Reproduce the listing below in full and without alteration, apart from its pictures.

> _RECORDED DATA_

▬▬▬▬▬▬

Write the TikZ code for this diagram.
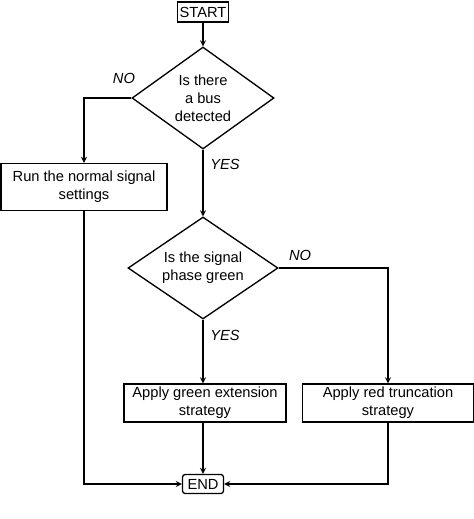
\documentclass[tikz,border=0pt]{standalone}
\usepackage{fontspec}
\setmainfont{Liberation Sans}
\usetikzlibrary{shapes.geometric, arrows, positioning}

\begin{document}
\begin{tikzpicture}[x=0.75pt, y=-0.75pt, font=\fontsize{11}{13.5}\selectfont]
  \tikzstyle{block} = [rectangle, draw, line width=1pt, align=center, inner sep=1pt, minimum height=28.5pt]
  \tikzstyle{decision} = [diamond, draw, line width=1pt, align=center, inner sep=0pt, aspect=1.4, minimum height=76.5pt]
  \tikzstyle{terminal} = [rectangle, draw, line width=1pt, inner sep=1.5pt]
  \tikzstyle{arrow} = [line width=1pt,->,>=stealth]
  \tikzstyle{answer} = [font=\fontsize{11}{13.5}\selectfont\itshape]

  \useasboundingbox (0,0) rectangle (474,519);

  \node[terminal, minimum width=36.75pt, minimum height=15pt] (start) at (203,12) {START};
  \node[decision, minimum width=106.5pt] (bus) at (203,98) {Is there\\a bus\\detected};
  \node[block, minimum width=124.5pt, minimum height=35.25pt] (normal) at (84,187) {Run the normal signal\\settings};
  \node[decision, minimum width=112.5pt] (phase) at (203,268) {Is the signal\\phase green};
  \node[block, minimum width=121.5pt] (green) at (205,403) {Apply green extension\\strategy};
  \node[block, minimum width=128.25pt] (red) at (388,403) {Apply red truncation\\strategy};
  \node[terminal, rounded corners=2pt, minimum width=30.75pt, minimum height=14.25pt] (stop) at (203,484) {END};

  \node[answer] (no1) at (124,78) {NO};
  \node[answer] (yes1) at (225,164) {YES};
  \node[answer] (no2) at (300,255) {NO};
  \node[answer] (yes2) at (225,335) {YES};

  \draw[arrow] (start) -- (bus);
  \draw[arrow] (bus.west) -| (normal.north);
  \draw[arrow] (bus.south) -- (phase.north);
  \draw[arrow] (phase.south) -- (phase.south |- green.north);
  \draw[arrow] (phase.east) -| (red.north);
  \draw[arrow] (normal.south) |- (stop.west);
  \draw[arrow] (green.south -| stop.north) -- (stop.north);
  \draw[arrow] (red.south) |- (stop.east);
\end{tikzpicture}
\end{document}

▬▬▬▬▬▬

> _WORKED ANSWER_
Write the TikZ code for this diagram.
\documentclass[tikz,border=0pt]{standalone}
\usepackage{fontspec}
\setmainfont{Liberation Sans}
\usetikzlibrary{shapes.geometric, arrows, positioning}

\begin{document}
\begin{tikzpicture}[x=0.75pt, y=-0.75pt, font=\fontsize{11}{13.5}\selectfont]
  \tikzstyle{block} = [rectangle, draw, line width=1pt, align=center, inner sep=1pt, minimum height=28.5pt]
  \tikzstyle{decision} = [diamond, draw, line width=1pt, align=center, inner sep=0pt, aspect=1.4, minimum height=76.5pt]
  \tikzstyle{terminal} = [rectangle, draw, line width=1pt, inner sep=1.5pt]
  \tikzstyle{arrow} = [line width=1pt,->,>=stealth]
  \tikzstyle{answer} = [font=\fontsize{11}{13.5}\selectfont\itshape]

  \useasboundingbox (0,0) rectangle (474,519);

  \node[terminal, minimum width=36.75pt, minimum height=15pt] (start) at (203,12) {START};
  \node[decision, minimum width=106.5pt] (bus) at (203,98) {Is there\\a bus\\detected};
  \node[block, minimum width=124.5pt, minimum height=35.25pt] (normal) at (84,187) {Run the normal signal\\settings};
  \node[decision, minimum width=112.5pt] (phase) at (203,268) {Is the signal\\phase green};
  \node[block, minimum width=121.5pt] (green) at (205,403) {Apply green extension\\strategy};
  \node[block, minimum width=128.25pt] (red) at (388,403) {Apply red truncation\\strategy};
  \node[terminal, rounded corners=2pt, minimum width=30.75pt, minimum height=14.25pt] (stop) at (203,484) {END};

  \node[answer] (no1) at (124,78) {NO};
  \node[answer] (yes1) at (225,164) {YES};
  \node[answer] (no2) at (300,255) {NO};
  \node[answer] (yes2) at (225,335) {YES};

  \draw[arrow] (start) -- (bus);
  \draw[arrow] (bus.west) -| (normal.north);
  \draw[arrow] (bus.south) -- (phase.north);
  \draw[arrow] (phase.south) -- (phase.south |- green.north);
  \draw[arrow] (phase.east) -| (red.north);
  \draw[arrow] (normal.south) |- (stop.west);
  \draw[arrow] (green.south -| stop.north) -- (stop.north);
  \draw[arrow] (red.south) |- (stop.east);
\end{tikzpicture}
\end{document}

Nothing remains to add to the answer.